From the entries below, print exactly the span beginning with the line holding "Output the web" and ending with the line holding "ranks.map(function (r, i)", endpoints included, and skip any pictures.

** Start Records for this exercise **

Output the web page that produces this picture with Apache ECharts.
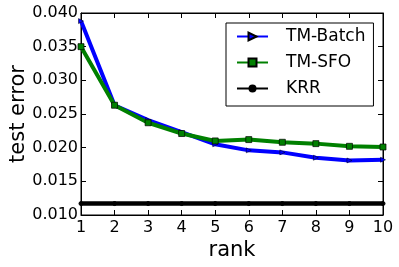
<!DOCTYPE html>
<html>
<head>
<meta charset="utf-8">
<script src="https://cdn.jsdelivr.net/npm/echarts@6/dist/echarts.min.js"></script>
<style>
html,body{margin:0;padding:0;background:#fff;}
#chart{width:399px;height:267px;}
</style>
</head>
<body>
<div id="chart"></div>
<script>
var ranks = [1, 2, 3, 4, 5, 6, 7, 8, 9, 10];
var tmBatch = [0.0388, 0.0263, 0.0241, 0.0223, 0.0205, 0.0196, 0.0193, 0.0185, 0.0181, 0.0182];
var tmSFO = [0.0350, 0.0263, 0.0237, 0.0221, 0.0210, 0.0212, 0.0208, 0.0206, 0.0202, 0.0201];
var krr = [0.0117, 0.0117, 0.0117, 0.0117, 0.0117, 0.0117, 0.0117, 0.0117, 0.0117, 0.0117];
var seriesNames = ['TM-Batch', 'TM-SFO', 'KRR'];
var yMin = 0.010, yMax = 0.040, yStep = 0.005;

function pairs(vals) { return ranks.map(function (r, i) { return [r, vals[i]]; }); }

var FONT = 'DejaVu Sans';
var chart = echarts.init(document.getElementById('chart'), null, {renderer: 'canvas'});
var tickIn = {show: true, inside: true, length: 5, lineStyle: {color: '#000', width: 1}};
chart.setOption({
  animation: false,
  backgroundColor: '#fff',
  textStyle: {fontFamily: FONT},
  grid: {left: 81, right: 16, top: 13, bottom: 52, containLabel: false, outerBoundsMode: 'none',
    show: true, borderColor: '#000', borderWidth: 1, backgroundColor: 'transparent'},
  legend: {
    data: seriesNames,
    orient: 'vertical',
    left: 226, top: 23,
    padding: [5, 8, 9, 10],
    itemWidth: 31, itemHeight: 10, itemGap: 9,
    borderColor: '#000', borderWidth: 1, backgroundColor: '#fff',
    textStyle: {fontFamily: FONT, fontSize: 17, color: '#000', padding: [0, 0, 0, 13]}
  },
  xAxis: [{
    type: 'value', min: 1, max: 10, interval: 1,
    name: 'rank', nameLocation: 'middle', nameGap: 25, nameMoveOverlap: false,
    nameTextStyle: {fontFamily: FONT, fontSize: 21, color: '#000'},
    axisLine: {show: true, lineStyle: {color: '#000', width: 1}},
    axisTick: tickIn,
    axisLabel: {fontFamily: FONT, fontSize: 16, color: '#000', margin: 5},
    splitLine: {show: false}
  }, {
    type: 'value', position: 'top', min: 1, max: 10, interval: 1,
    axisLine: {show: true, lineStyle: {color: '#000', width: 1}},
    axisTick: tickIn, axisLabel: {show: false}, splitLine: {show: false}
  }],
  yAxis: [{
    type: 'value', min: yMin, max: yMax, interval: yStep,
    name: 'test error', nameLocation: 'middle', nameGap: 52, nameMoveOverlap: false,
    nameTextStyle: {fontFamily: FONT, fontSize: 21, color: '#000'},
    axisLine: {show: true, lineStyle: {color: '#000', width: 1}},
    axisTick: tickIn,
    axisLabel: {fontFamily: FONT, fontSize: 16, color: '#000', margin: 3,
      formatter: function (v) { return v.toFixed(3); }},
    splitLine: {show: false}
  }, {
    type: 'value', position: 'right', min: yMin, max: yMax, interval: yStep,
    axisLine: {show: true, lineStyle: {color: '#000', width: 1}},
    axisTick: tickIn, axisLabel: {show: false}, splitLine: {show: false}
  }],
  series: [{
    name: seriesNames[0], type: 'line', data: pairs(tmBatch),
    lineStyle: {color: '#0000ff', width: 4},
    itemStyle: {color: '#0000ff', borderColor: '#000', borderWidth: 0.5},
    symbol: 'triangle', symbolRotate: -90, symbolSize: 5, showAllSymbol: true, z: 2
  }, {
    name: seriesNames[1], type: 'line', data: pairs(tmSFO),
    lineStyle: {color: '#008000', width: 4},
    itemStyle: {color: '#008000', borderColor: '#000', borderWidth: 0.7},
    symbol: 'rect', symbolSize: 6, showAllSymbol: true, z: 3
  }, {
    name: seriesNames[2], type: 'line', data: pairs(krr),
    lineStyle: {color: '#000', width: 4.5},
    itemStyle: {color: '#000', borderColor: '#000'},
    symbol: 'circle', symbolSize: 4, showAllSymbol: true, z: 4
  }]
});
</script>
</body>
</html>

** End Records for this exercise **
** Start Records for this exercise **

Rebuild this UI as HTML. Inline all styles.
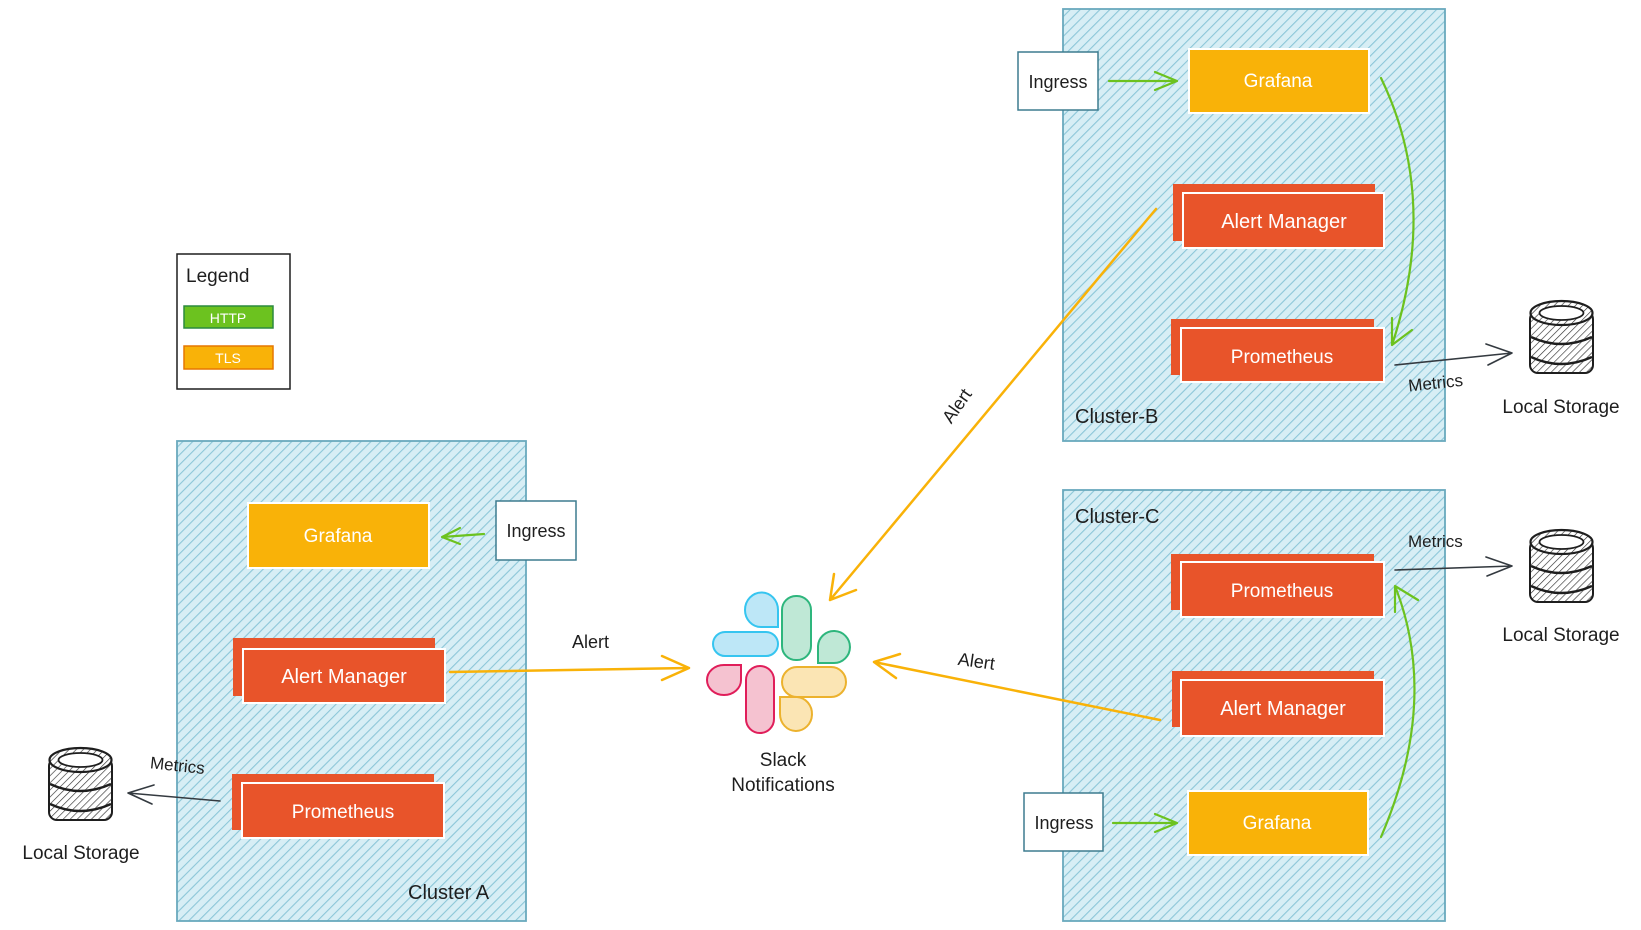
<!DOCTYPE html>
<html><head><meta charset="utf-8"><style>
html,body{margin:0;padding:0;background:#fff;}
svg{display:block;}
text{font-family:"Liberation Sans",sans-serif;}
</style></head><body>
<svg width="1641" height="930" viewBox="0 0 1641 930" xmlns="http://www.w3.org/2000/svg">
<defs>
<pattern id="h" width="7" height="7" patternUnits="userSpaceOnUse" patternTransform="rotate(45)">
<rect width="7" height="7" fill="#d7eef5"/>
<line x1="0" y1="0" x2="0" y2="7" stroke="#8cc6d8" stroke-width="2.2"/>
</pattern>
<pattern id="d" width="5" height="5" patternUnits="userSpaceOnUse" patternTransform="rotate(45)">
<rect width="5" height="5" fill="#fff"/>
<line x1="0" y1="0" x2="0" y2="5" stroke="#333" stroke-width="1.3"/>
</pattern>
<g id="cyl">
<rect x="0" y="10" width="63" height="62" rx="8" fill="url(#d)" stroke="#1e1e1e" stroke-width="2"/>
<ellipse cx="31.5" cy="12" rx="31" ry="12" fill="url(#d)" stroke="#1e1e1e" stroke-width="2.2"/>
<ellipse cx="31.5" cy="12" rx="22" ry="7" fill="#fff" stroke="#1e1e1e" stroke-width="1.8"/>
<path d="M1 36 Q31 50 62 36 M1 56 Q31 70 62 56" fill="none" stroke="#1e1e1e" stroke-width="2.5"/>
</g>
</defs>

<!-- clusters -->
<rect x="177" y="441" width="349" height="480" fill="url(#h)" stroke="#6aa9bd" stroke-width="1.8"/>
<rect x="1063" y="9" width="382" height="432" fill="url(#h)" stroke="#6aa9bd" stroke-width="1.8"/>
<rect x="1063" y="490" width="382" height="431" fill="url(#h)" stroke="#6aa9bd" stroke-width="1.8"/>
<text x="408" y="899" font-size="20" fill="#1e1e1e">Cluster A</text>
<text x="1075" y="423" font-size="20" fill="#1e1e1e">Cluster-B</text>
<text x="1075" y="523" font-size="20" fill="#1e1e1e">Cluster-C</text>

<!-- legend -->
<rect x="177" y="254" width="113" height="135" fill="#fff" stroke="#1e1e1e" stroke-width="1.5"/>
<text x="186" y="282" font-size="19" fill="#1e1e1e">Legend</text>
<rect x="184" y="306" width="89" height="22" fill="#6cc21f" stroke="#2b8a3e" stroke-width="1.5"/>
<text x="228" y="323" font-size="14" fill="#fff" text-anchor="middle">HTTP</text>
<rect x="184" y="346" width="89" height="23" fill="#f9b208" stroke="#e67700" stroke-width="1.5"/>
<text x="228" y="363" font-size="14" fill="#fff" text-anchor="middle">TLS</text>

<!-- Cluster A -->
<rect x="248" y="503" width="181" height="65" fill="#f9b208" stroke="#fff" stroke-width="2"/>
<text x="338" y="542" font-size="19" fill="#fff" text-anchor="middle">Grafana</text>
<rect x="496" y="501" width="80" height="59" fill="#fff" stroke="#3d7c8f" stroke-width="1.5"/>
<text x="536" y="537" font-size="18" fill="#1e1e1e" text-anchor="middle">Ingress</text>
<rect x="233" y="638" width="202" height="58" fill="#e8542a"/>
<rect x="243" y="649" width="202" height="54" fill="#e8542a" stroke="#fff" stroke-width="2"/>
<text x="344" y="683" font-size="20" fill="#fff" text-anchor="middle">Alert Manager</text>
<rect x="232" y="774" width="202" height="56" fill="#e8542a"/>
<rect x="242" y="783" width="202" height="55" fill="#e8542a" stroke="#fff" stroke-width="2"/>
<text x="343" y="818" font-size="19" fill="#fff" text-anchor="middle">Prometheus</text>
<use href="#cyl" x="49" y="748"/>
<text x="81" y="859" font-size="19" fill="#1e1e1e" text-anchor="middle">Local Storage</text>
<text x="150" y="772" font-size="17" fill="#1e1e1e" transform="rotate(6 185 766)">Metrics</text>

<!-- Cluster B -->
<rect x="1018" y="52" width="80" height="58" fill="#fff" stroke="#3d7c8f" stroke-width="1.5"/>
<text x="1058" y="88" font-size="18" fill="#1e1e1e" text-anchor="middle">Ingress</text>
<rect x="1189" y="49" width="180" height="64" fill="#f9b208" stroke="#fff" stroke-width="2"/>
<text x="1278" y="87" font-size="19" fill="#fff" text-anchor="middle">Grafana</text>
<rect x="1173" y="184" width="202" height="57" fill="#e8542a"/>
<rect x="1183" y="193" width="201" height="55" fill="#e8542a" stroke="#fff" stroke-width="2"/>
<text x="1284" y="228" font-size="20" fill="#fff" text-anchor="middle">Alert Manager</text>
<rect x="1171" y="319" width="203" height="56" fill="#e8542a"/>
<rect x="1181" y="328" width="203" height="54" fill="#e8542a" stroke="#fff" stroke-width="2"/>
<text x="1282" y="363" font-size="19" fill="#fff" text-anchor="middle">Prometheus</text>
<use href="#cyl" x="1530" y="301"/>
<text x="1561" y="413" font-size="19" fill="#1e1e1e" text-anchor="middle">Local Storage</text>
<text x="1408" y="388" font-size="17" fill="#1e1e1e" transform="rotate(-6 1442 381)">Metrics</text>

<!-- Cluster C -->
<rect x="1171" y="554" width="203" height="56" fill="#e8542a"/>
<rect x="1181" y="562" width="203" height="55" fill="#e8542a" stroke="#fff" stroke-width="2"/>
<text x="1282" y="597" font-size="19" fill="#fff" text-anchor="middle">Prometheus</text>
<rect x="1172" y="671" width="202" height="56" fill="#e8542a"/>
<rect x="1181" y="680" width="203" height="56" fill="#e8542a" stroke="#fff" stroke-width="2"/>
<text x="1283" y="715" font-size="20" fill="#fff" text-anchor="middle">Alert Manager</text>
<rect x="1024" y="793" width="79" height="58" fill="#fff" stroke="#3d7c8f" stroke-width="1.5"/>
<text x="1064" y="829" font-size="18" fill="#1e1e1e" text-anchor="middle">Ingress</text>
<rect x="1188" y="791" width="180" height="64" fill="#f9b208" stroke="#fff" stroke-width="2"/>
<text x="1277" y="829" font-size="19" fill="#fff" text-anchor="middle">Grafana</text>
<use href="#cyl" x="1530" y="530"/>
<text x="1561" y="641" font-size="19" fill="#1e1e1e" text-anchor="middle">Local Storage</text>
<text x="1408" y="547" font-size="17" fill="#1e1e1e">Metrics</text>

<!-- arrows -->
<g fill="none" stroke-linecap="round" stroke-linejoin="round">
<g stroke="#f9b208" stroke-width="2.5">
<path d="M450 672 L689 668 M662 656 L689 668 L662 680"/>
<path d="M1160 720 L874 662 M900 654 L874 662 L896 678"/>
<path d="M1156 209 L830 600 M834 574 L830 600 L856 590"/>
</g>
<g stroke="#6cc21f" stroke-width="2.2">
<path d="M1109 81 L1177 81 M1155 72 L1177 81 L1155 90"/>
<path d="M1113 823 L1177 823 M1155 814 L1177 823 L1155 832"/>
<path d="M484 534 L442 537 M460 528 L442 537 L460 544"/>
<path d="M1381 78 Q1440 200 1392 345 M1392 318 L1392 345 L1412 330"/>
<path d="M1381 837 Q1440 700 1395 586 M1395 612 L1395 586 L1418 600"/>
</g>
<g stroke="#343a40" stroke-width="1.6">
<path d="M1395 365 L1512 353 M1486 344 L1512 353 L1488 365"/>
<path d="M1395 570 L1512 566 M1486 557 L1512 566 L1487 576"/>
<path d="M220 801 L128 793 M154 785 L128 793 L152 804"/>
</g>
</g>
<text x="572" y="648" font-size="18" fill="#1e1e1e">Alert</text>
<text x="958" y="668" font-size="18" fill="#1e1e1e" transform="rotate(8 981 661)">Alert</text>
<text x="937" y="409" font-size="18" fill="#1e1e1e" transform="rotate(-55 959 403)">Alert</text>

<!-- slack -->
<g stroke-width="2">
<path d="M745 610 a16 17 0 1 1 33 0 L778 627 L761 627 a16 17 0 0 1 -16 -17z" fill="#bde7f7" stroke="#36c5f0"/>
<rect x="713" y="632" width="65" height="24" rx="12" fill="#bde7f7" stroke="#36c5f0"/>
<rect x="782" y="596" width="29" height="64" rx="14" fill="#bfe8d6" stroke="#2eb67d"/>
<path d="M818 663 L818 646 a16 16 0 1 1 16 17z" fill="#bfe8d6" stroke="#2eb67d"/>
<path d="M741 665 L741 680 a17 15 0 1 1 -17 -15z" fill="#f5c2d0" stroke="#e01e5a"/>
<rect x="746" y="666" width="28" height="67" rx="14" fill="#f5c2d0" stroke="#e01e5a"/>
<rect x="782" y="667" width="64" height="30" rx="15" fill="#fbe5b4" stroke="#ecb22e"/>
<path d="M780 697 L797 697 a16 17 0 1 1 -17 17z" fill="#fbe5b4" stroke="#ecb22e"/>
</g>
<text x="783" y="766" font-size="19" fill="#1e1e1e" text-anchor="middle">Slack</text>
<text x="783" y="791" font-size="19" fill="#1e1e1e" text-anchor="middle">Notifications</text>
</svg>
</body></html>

** End Records for this exercise **
** Start Records for this exercise **

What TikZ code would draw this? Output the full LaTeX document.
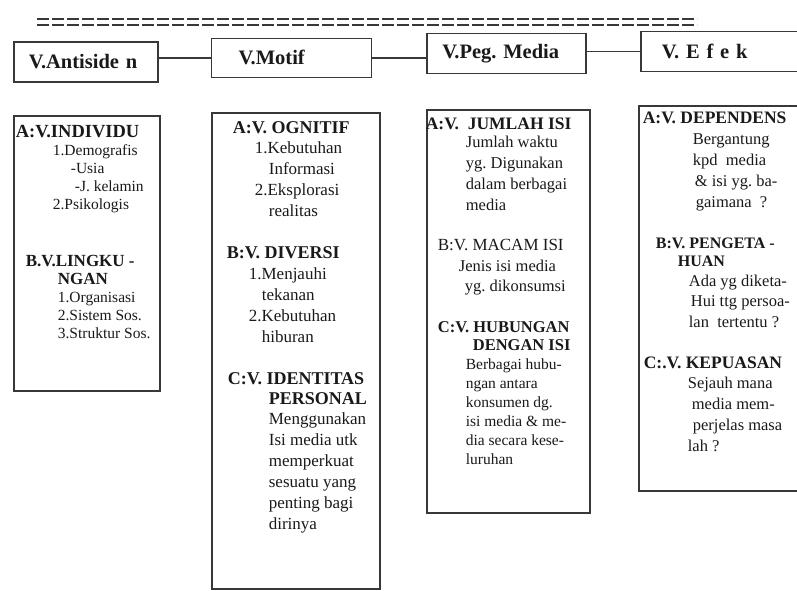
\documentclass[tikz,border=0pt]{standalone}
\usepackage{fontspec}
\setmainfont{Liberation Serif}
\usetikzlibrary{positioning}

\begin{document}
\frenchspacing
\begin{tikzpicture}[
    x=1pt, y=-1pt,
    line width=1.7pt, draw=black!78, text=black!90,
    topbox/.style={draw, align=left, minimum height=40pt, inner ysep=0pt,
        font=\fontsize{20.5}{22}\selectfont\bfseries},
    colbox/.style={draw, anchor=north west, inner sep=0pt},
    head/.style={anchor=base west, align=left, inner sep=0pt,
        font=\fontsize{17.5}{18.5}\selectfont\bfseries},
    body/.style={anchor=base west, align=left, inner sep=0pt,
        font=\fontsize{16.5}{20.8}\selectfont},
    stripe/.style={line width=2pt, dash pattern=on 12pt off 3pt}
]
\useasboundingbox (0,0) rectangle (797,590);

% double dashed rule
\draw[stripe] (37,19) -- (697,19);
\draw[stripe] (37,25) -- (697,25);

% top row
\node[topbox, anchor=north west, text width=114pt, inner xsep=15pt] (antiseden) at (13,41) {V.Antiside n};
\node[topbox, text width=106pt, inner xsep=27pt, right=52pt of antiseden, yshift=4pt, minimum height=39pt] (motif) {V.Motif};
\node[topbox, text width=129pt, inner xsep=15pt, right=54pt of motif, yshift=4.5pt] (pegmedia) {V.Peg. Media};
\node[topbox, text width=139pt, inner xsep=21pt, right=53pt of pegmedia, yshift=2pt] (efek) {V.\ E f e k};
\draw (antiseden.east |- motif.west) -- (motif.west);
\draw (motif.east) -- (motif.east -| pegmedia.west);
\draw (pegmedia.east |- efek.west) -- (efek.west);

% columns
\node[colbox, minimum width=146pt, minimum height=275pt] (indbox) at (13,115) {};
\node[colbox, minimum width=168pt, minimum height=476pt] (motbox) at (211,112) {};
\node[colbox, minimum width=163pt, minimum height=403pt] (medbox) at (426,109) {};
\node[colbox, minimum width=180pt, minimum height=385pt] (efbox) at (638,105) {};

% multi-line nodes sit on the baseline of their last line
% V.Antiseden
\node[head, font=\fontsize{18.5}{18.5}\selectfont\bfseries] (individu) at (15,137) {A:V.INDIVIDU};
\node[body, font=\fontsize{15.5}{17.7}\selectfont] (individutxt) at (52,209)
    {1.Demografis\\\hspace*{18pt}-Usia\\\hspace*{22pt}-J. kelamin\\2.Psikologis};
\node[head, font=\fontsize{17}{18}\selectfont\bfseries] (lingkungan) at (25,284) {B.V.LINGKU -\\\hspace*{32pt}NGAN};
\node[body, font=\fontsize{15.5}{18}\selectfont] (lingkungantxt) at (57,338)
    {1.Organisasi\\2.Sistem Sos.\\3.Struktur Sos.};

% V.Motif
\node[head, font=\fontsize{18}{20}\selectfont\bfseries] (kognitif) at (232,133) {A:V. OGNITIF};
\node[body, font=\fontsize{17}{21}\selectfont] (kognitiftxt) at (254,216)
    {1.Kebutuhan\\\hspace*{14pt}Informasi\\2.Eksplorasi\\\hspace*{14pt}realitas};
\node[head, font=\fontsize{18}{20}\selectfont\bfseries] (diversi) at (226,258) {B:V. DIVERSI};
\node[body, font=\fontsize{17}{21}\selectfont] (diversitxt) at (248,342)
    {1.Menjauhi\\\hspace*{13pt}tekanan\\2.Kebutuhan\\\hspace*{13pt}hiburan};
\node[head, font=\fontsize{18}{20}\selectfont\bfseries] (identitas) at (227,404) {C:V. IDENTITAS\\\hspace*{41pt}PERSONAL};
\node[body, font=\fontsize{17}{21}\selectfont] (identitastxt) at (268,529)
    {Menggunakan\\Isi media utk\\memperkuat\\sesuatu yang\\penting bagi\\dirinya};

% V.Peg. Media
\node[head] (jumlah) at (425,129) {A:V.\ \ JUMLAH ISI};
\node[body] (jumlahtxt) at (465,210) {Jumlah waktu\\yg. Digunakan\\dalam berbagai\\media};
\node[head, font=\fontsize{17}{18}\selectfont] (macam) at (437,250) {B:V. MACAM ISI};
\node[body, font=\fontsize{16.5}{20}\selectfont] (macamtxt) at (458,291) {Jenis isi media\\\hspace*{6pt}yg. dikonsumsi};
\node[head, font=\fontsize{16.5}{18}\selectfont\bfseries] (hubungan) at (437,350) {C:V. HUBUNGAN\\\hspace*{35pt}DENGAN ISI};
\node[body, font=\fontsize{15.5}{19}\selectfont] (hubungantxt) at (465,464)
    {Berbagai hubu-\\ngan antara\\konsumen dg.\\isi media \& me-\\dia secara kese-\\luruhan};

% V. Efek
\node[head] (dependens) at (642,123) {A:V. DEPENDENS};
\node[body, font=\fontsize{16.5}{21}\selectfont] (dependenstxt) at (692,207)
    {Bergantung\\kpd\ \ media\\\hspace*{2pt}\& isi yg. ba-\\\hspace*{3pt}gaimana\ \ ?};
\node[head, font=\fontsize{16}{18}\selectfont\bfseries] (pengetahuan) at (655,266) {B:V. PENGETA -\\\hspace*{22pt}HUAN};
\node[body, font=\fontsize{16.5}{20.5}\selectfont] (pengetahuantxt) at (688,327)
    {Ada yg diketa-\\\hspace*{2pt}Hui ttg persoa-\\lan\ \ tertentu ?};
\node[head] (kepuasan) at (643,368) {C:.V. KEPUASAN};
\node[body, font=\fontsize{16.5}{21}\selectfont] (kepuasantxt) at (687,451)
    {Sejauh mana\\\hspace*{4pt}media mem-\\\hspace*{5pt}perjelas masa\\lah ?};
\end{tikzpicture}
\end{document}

** End Records for this exercise **

- Output
Output the web page that produces this picture with Apache ECharts.
<!DOCTYPE html>
<html>
<head>
<meta charset="utf-8">
<script src="https://cdn.jsdelivr.net/npm/echarts@6/dist/echarts.min.js"></script>
<style>
html,body{margin:0;padding:0;background:#fff;}
#chart{width:399px;height:267px;}
</style>
</head>
<body>
<div id="chart"></div>
<script>
var ranks = [1, 2, 3, 4, 5, 6, 7, 8, 9, 10];
var tmBatch = [0.0388, 0.0263, 0.0241, 0.0223, 0.0205, 0.0196, 0.0193, 0.0185, 0.0181, 0.0182];
var tmSFO = [0.0350, 0.0263, 0.0237, 0.0221, 0.0210, 0.0212, 0.0208, 0.0206, 0.0202, 0.0201];
var krr = [0.0117, 0.0117, 0.0117, 0.0117, 0.0117, 0.0117, 0.0117, 0.0117, 0.0117, 0.0117];
var seriesNames = ['TM-Batch', 'TM-SFO', 'KRR'];
var yMin = 0.010, yMax = 0.040, yStep = 0.005;

function pairs(vals) { return ranks.map(function (r, i) { return [r, vals[i]]; }); }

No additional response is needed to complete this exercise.